Question

Find functions $$f$$ and $$g$$ such that $$h(x)=f(g(x))$$ and neither $$f$$ nor $$g$$ is the identity function, i.e., $$f(x) \neq x$$ and $$g(x) \neq x .$$ Answers to these problems are not unique.$$h(x)=3 x^{4}+2 x^{2}+3$$

Answer

**step1** Understanding the Goal

The goal is to break down a given complex function, $$h(x) = 3x^4 + 2x^2 + 3$$, into two simpler functions, $$f(x)$$ and $$g(x)$$. We need to find these two functions such that when $$g(x)$$ is applied first, and then $$f(x)$$ is applied to the result of $$g(x)$$, we get back the original function $$h(x)$$. This process is called function composition and is written as $$h(x) = f(g(x))$$. An important condition is that neither of our chosen functions, $$f(x)$$ nor $$g(x)$$, should be the identity function (meaning $$f(x)$$ should not simply equal $$x$$, and $$g(x)$$ should not simply equal $$x$$).

Question1.step2 (Observing the Pattern in h(x))

Let's examine the structure of the given function $$h(x) = 3x^4 + 2x^2 + 3$$. We can notice a recurring pattern in the terms involving $$x$$. Specifically, the term $$x^4$$ can be rewritten using exponents as $$(x^2)^2$$. So, we can express $$h(x)$$ as $$3(x^2)^2 + 2(x^2) + 3$$. In this rewritten form, the expression $$x^2$$ appears consistently as a common building block.

Question1.step3 (Defining the Inner Function g(x))

Since $$x^2$$ is the repeating part within our function $$h(x)$$, it makes a good candidate for our inner function, $$g(x)$$. We are essentially replacing the innermost operation.
Let's define $$g(x) = x^2$$.
This choice for $$g(x)$$ is not the identity function because, for example, if $$x=5$$, then $$g(5) = 5^2 = 25$$, which is clearly not $$5$$. So, the condition $$g(x) \neq x$$ is satisfied.

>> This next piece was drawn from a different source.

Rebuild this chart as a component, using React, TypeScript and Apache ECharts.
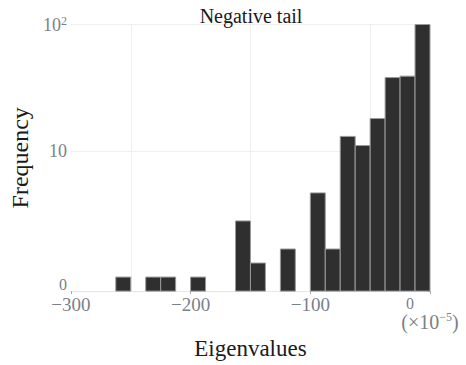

Question1.step4 (Defining the Outer Function f(x))

Now that we have defined $$g(x) = x^2$$, we can imagine substituting this entire expression into $$h(x)$$. If we think of $$x^2$$ as a single unit or a placeholder (let's call it 'input'), the expression for $$h(x)$$ becomes $$3(\text{input})^2 + 2(\text{input}) + 3$$.
This structure defines our outer function, $$f(\text{input})$$.
So, we can write $$f(y) = 3y^2 + 2y + 3$$, where $$y$$ represents the input to the function $$f$$.
To express $$f(x)$$ using $$x$$ as the variable, we simply replace $$y$$ with $$x$$:
$$f(x) = 3x^2 + 2x + 3$$.
This choice for $$f(x)$$ is not the identity function because, for instance, if $$x=1$$, then $$f(1) = 3(1)^2 + 2(1) + 3 = 3 + 2 + 3 = 8$$, which is not $$1$$. So, the condition $$f(x) \neq x$$ is satisfied.

**step5** Verifying the Composition

Finally, let's combine our chosen functions, $$f(x) = 3x^2 + 2x + 3$$ and $$g(x) = x^2$$, to ensure their composition $$f(g(x))$$ equals the original function $$h(x)$$.
To find $$f(g(x))$$, we substitute $$g(x)$$ into $$f(x)$$:
$$f(g(x)) = f(x^2)$$
Now, replace every $$x$$ in the definition of $$f(x)$$ with $$x^2$$:
$$f(x^2) = 3(x^2)^2 + 2(x^2) + 3$$
Simplify the terms:
$$f(x^2) = 3x^4 + 2x^2 + 3$$
This result is identical to the original function $$h(x)$$. Both conditions ($$f(x) \neq x$$ and $$g(x) \neq x$$) are met, providing a valid solution.